Tuesday, October 23, 2007

Linux for everyone?

Can Linux really be for everybody? I read not long ago about a family father who wanted to make all his family windows free and use only Linux... whether they wanted it or not.
Should everyone become a Linux-only user, should we, the Linux community talk everyone we know into using Linux instead of windows?
My answer is: NO! Linux is much more than an operating system, and free software is not only a bunch of programs you can download on the Internet for free, both have a strong non-technical or economical context: they show us what an individual without being controled or monitored can achieve and show that not only commercial software works or can get things done.

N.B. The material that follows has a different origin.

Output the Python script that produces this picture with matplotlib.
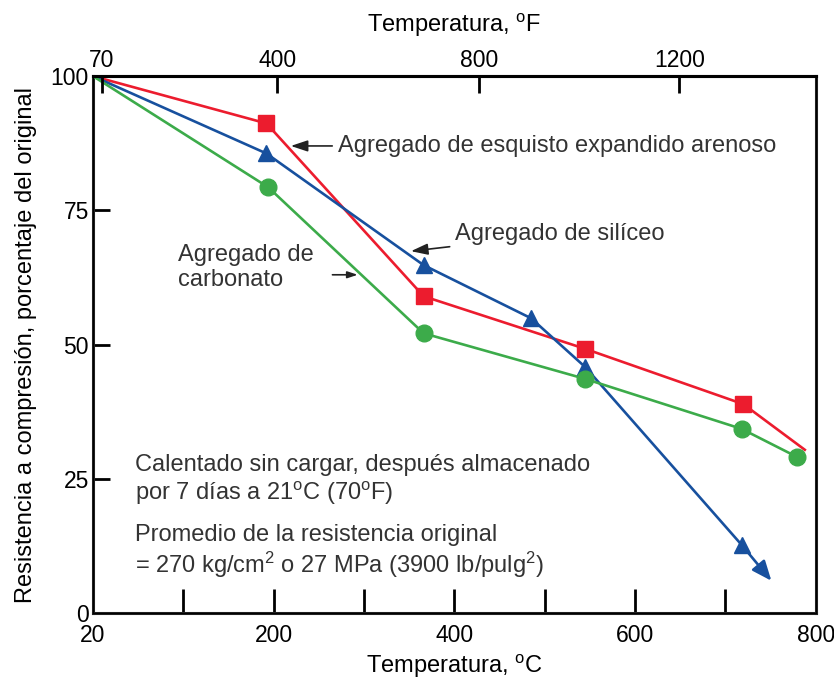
import matplotlib
matplotlib.use("Agg")
import matplotlib.pyplot as plt
from matplotlib import font_manager

names = {f.name for f in font_manager.fontManager.ttflist}
NARROW = 'Liberation Sans Narrow' if 'Liberation Sans Narrow' in names else 'Liberation Sans'
plt.rcParams['font.family'] = ['Liberation Sans', 'DejaVu Sans']
plt.rcParams['mathtext.fontset'] = 'custom'
plt.rcParams['mathtext.rm'] = 'Liberation Sans'
plt.rcParams['mathtext.it'] = 'Liberation Sans'

# plotted positions on the bottom scale (first point sits at the "20" corner)
red_x = [0, 192, 366, 545, 720, 788]
red_y = [100, 91.2, 59.0, 49.2, 38.9, 30.4]
red_marked = [1, 2, 3, 4]

blue_x = [0, 192, 366, 485, 545, 718]
blue_y = [100, 85.6, 64.8, 54.9, 45.8, 12.7]
blue_tip = (751, 6.0)

green_x = [0, 194, 366, 545, 718, 779]
green_y = [100, 79.3, 52.1, 43.6, 34.3, 29.1]

c_ticks = [0, 200, 400, 600, 800]
c_labels = ['20', '200', '400', '600', '800']
c_minor = [100, 300, 500, 700]
f_ticks = [10, 204, 427, 649]
f_labels = ['70', '400', '800', '1200']
y_ticks = [0, 25, 50, 75, 100]

RED = '#ec1c2e'
BLUE = '#17509e'
GREEN = '#3cab4a'

fig = plt.figure(figsize=(8.34, 6.83), dpi=100)
ax = fig.add_axes([0.1115, 0.1025, 0.8665, 0.786])

ax.plot(red_x, red_y, color=RED, lw=1.9, zorder=3)
ax.plot([red_x[i] for i in red_marked], [red_y[i] for i in red_marked], 's',
        color=RED, ms=12, zorder=4)

ax.plot(blue_x, blue_y, color=BLUE, lw=1.9, zorder=3)
ax.plot(blue_x[1:], blue_y[1:], '^', color=BLUE, ms=11, zorder=4)
ax.annotate('', xy=blue_tip, xytext=(blue_x[-1], blue_y[-1]),
            arrowprops=dict(arrowstyle='-|>,head_length=1.2,head_width=0.5',
                            color=BLUE, lw=1.9, shrinkA=0, shrinkB=0), zorder=4)

ax.plot(green_x, green_y, color=GREEN, lw=1.9, zorder=3)
ax.plot(green_x[1:], green_y[1:], 'o', color=GREEN, ms=12, zorder=4)

ax.set_xlim(0, 800)
ax.set_ylim(0, 100)

ax.set_xticks(c_ticks)
ax.set_xticklabels(c_labels)
ax.set_xticks(c_minor, minor=True)
ax.set_yticks(y_ticks)
ax.tick_params(axis='x', which='both', direction='in', length=17, width=2,
               labelsize=16.5, pad=8)
ax.tick_params(axis='y', direction='in', length=12, width=2, labelsize=16.5, pad=3)
for lab in ax.get_xticklabels() + ax.get_yticklabels():
    lab.set_family(NARROW)
for s in ax.spines.values():
    s.set_linewidth(2.2)
    s.set_color('#222222')

top = ax.twiny()
top.set_xlim(ax.get_xlim())
top.set_xticks(f_ticks)
top.set_xticklabels(f_labels)
top.tick_params(axis='x', direction='in', length=12, width=2, labelsize=16.5, pad=3)
for lab in top.get_xticklabels():
    lab.set_family(NARROW)
top.spines['top'].set_linewidth(2.2)
top.set_xlabel(r'Temperatura, $^{\mathrm{o}}$F', fontsize=17, family=NARROW, labelpad=12)

ax.set_xlabel(r'Temperatura, $^{\mathrm{o}}$C', fontsize=17, family=NARROW, labelpad=4)
ax.set_ylabel('Resistencia a compresión, porcentaje del original', fontsize=17,
              family=NARROW)
ax.yaxis.set_label_coords(-0.078, 0.5)

txt = dict(fontsize=17, color='#333333', zorder=5)
arr = dict(arrowstyle='-|>,head_length=0.6,head_width=0.2', color='#222222', lw=1.2,
           shrinkA=2, shrinkB=0)

ax.annotate('Agregado de esquisto expandido arenoso', xy=(219, 87.0), xytext=(271, 87.0),
            va='center', ha='left', arrowprops=arr, **txt)
ax.annotate('Agregado de silíceo', xy=(352, 67.4), xytext=(401, 70.6),
            va='center', ha='left', arrowprops=arr, **txt)
ax.text(94, 64.4, 'Agregado de\ncarbonato', va='center', ha='left', linespacing=1.2, **txt)
ax.annotate('', xy=(293, 63.0), xytext=(262, 63.0), arrowprops=arr)

ax.text(46, 24.7, 'Calentado sin cargar, después almacenado\n'
        r'por 7 días a 21$^{\mathrm{o}}$C (70$^{\mathrm{o}}$F)',
        va='center', ha='left', linespacing=1.15, **txt)
ax.text(46, 11.4, 'Promedio de la resistencia original\n'
        r'= 270 kg/cm$^2$ o 27 MPa (3900 lb/pulg$^2$)',
        va='center', ha='left', linespacing=1.15, **txt)

fig.savefig('out.png', dpi=100)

For these reasons (and many more) i'm simply fascinated about Linux -and i would use it even if it was the world's technically worst operating system.- Which is of course not, but it isn't either a replacement to windows, but an alternative: it does the job in a different way -and many times better- although different. Linux gives the user total control over his system, which is a Pandora's Box effect, in the hands of an unexperienced user this can have catastrophic effects on the health of the operating system, this i think is one of the main reasons that makes the transition to Linux difficult for many people.

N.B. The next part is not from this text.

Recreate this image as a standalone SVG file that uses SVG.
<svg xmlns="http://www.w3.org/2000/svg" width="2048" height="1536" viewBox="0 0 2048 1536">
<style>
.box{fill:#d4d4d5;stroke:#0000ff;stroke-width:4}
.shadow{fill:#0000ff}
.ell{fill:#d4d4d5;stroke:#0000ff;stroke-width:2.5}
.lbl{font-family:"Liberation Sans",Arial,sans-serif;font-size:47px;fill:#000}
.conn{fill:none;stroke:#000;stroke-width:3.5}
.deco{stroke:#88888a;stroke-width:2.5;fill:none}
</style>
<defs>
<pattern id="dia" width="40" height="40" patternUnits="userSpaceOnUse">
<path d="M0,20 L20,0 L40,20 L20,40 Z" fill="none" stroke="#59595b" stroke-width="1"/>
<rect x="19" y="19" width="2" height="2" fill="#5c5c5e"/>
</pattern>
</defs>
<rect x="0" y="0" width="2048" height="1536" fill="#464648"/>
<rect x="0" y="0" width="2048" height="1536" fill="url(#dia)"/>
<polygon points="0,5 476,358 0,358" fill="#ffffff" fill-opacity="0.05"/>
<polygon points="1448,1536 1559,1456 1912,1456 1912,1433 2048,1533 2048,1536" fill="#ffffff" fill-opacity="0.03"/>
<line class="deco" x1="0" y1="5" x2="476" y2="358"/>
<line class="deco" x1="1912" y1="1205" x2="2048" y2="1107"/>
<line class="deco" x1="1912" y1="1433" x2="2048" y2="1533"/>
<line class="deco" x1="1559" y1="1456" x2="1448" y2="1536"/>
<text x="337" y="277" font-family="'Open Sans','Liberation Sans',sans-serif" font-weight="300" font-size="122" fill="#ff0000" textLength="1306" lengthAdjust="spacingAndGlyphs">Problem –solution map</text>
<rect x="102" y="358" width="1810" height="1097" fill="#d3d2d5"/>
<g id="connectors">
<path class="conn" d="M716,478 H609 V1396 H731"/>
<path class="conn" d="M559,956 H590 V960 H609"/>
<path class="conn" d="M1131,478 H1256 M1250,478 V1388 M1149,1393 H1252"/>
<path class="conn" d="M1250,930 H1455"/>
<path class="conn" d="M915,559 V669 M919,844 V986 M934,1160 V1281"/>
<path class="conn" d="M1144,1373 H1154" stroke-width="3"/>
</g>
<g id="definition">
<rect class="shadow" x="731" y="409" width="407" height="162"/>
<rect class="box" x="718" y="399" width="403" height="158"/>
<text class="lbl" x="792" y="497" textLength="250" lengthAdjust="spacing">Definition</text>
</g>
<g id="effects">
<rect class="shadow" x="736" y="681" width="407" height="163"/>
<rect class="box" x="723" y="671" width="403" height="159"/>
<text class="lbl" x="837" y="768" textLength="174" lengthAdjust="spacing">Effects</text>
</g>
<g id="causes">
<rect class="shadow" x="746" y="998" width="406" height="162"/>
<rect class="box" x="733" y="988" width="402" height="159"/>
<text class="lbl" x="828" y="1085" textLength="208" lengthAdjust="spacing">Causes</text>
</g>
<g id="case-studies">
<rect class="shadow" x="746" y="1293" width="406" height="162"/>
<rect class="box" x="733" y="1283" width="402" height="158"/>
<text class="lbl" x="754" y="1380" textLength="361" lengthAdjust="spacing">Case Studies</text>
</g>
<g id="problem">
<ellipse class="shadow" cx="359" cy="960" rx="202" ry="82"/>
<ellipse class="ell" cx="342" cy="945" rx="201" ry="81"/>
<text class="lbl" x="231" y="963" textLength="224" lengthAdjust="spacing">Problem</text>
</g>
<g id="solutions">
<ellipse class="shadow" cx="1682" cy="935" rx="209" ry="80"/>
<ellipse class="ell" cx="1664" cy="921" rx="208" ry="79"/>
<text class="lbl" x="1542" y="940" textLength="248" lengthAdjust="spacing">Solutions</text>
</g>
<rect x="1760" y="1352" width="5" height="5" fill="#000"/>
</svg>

Some people even think of Linux as a windows-wannabe with less functionality, integration and much more complex.
So how do you talk these people into trying Linux?
First by waking up their curiosity, by showing them under windows what many free alternatives to commercial software exist: The Gimp, the Mozilla Suite, Open Office, etc.
Explain them what free software is, that is free as in freedom and not free as in beer (sorry couldn't help myself:) )
By showing them what a Linux OS looks like, by explaining how things work and most important by supporting them and answering their questions.
I used these steps to talk a few people into trying Linux, many of them stuck with it, others got back to their safe point-and-click windows enviroment, that's just the way it is, after all, they have the freedom to decide.